§ **Task details**: Retype the lines beneath this one, from the first through the line containing "first_open = 7297.6". Pictures are left out.

§ **Given information**:
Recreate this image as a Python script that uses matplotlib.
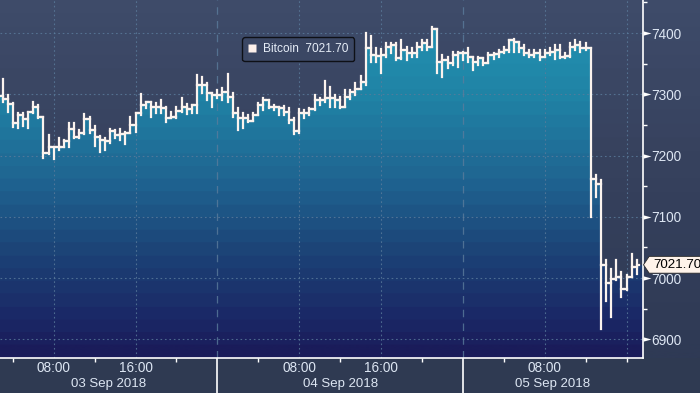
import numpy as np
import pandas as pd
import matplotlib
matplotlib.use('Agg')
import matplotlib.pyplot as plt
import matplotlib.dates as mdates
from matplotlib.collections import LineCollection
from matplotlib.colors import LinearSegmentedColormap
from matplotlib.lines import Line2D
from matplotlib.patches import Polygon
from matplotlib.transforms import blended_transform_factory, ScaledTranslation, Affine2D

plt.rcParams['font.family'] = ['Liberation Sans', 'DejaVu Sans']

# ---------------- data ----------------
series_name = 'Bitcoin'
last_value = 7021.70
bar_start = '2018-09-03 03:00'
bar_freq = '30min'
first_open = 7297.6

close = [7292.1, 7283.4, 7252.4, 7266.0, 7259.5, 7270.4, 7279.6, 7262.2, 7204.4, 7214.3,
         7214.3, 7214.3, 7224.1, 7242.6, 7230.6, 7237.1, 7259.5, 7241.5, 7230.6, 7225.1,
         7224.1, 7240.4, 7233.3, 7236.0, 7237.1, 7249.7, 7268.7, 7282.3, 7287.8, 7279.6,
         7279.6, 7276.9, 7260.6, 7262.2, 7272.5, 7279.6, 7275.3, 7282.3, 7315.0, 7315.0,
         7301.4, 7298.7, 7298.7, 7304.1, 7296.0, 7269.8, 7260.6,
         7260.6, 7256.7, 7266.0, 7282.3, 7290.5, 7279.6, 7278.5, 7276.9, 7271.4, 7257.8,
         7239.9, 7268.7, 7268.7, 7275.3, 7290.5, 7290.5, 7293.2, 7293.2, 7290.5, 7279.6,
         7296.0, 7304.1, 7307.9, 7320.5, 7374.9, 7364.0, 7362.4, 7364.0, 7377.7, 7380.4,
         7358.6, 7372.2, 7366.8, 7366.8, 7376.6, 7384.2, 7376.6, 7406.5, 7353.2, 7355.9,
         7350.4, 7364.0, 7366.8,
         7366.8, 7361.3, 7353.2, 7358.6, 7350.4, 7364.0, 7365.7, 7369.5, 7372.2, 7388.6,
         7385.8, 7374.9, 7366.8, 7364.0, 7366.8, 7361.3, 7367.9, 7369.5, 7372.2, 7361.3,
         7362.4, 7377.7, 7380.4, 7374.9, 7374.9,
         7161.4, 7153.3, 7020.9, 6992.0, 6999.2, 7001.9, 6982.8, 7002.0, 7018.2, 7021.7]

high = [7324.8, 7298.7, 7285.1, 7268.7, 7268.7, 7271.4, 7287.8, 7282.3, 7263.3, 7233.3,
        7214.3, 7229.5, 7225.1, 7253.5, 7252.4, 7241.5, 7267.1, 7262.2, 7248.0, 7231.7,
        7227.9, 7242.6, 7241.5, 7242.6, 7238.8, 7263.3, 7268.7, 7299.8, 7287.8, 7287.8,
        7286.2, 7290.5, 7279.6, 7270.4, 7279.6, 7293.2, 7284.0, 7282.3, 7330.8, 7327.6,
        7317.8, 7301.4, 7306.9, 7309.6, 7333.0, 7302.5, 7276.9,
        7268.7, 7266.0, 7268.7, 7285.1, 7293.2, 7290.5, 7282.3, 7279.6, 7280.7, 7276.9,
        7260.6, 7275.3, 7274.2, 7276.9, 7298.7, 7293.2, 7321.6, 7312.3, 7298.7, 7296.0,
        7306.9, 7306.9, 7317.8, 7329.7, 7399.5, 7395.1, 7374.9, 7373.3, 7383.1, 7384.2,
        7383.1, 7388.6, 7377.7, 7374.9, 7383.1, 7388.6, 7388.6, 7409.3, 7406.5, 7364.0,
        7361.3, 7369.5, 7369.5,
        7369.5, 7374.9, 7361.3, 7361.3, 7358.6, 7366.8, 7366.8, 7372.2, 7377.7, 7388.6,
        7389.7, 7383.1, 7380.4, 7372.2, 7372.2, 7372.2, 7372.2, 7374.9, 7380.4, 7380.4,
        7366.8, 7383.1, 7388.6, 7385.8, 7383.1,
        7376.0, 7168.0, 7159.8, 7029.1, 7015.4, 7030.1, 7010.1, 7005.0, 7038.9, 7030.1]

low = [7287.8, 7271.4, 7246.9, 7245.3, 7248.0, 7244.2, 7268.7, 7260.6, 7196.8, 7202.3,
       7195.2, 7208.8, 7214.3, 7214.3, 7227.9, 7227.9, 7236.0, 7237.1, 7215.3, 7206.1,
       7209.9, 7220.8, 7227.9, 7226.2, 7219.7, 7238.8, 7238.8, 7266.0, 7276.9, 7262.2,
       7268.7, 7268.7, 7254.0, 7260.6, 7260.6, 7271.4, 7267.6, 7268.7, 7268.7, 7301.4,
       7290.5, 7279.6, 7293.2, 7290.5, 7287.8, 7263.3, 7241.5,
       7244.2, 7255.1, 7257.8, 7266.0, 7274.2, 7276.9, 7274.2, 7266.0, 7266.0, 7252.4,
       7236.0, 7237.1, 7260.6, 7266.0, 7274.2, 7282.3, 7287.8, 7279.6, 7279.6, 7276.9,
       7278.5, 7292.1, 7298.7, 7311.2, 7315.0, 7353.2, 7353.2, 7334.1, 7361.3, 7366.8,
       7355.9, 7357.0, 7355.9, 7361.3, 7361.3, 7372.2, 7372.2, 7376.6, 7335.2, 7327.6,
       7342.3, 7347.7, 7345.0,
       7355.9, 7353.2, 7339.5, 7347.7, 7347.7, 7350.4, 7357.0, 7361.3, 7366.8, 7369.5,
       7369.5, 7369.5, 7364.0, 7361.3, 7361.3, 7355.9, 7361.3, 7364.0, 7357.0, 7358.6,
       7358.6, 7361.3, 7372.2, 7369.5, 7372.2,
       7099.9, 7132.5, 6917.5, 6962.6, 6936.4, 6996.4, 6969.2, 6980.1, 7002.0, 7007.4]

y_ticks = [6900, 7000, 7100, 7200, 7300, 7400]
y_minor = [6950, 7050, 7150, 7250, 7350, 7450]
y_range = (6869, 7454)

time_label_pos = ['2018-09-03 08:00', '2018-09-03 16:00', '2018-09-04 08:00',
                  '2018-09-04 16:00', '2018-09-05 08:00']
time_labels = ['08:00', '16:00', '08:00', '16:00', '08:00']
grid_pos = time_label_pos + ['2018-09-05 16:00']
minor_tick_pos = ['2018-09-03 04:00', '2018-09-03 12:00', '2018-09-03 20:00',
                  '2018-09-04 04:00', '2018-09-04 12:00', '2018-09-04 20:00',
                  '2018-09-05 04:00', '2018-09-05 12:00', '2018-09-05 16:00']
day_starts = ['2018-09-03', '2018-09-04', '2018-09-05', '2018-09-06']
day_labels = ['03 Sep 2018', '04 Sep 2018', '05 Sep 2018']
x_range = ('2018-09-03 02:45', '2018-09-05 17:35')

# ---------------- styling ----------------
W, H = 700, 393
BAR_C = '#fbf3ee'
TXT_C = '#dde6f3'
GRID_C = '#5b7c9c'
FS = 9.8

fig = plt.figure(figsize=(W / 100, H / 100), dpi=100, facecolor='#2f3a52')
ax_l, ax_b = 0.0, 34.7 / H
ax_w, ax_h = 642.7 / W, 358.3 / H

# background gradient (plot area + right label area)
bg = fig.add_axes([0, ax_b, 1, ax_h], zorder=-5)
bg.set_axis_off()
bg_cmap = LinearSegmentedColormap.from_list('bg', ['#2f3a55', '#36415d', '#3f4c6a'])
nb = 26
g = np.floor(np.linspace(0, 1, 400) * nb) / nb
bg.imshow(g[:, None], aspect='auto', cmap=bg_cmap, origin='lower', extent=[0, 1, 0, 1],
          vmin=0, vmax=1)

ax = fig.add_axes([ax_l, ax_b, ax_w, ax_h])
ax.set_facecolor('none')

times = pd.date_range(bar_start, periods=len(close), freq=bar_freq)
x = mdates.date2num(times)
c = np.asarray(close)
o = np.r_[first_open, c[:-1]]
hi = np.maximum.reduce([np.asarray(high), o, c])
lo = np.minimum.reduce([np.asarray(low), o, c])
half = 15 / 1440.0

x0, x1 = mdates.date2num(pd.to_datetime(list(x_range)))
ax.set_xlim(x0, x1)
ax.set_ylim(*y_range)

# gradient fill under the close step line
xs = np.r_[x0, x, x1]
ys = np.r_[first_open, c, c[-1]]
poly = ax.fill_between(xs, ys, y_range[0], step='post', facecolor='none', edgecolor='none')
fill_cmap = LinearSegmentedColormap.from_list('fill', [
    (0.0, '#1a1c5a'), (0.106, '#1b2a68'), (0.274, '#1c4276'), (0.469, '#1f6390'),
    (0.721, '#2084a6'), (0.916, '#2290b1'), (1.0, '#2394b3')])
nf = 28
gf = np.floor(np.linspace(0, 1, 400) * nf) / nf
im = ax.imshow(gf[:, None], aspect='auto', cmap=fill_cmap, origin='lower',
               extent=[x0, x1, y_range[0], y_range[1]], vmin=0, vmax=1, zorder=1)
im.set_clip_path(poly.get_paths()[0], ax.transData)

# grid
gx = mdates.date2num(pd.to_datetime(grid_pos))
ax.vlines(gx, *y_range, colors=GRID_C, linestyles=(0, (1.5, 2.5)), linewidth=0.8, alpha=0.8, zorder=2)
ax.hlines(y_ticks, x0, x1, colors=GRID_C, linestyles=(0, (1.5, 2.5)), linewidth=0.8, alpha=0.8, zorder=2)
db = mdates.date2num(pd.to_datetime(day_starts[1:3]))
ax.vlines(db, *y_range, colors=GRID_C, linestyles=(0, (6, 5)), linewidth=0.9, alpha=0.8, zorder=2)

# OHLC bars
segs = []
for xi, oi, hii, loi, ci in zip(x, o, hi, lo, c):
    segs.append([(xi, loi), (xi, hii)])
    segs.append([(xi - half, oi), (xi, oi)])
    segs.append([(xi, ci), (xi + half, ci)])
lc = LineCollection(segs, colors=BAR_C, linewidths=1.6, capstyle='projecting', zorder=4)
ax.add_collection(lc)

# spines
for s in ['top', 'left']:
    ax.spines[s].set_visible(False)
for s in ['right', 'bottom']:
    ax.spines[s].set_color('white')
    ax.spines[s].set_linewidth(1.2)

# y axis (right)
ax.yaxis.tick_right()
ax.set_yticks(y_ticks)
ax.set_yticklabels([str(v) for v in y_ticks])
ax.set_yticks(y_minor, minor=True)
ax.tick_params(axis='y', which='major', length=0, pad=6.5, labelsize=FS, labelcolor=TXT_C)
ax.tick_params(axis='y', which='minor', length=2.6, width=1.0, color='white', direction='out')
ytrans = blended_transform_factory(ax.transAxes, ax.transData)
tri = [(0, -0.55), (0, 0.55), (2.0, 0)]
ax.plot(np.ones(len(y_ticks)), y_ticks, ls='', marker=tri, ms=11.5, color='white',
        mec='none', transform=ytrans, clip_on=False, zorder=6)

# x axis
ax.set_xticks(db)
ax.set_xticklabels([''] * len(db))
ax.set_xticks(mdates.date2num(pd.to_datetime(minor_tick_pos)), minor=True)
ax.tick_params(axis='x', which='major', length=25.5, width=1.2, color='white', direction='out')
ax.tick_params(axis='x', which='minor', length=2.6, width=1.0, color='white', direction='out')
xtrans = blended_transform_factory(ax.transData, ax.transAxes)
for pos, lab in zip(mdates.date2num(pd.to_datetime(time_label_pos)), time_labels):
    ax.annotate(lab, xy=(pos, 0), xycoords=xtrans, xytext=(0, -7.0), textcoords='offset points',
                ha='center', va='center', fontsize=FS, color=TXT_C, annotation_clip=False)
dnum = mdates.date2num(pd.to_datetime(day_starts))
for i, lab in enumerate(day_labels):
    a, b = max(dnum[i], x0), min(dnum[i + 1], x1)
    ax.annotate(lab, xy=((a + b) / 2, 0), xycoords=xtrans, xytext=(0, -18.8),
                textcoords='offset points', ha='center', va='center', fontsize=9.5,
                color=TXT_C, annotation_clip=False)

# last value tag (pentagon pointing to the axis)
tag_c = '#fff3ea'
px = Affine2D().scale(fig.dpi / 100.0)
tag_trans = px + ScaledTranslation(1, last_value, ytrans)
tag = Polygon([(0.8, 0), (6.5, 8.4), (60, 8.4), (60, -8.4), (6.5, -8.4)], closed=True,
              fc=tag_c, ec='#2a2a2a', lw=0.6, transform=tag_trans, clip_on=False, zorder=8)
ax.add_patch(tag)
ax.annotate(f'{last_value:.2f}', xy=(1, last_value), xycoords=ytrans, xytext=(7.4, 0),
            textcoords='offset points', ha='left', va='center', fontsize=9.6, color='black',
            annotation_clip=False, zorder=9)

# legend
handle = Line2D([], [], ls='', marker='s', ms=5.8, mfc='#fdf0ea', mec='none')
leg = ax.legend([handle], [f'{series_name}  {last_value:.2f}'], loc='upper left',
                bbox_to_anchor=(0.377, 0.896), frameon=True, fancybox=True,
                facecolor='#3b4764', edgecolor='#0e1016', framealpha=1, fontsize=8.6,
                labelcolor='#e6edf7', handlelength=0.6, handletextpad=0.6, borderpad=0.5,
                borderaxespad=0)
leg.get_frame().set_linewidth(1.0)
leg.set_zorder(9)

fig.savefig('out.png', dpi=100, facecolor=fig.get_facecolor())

§ **Solution for this problem**:
Recreate this image as a Python script that uses matplotlib.
import numpy as np
import pandas as pd
import matplotlib
matplotlib.use('Agg')
import matplotlib.pyplot as plt
import matplotlib.dates as mdates
from matplotlib.collections import LineCollection
from matplotlib.colors import LinearSegmentedColormap
from matplotlib.lines import Line2D
from matplotlib.patches import Polygon
from matplotlib.transforms import blended_transform_factory, ScaledTranslation, Affine2D

plt.rcParams['font.family'] = ['Liberation Sans', 'DejaVu Sans']

# ---------------- data ----------------
series_name = 'Bitcoin'
last_value = 7021.70
bar_start = '2018-09-03 03:00'
bar_freq = '30min'
first_open = 7297.6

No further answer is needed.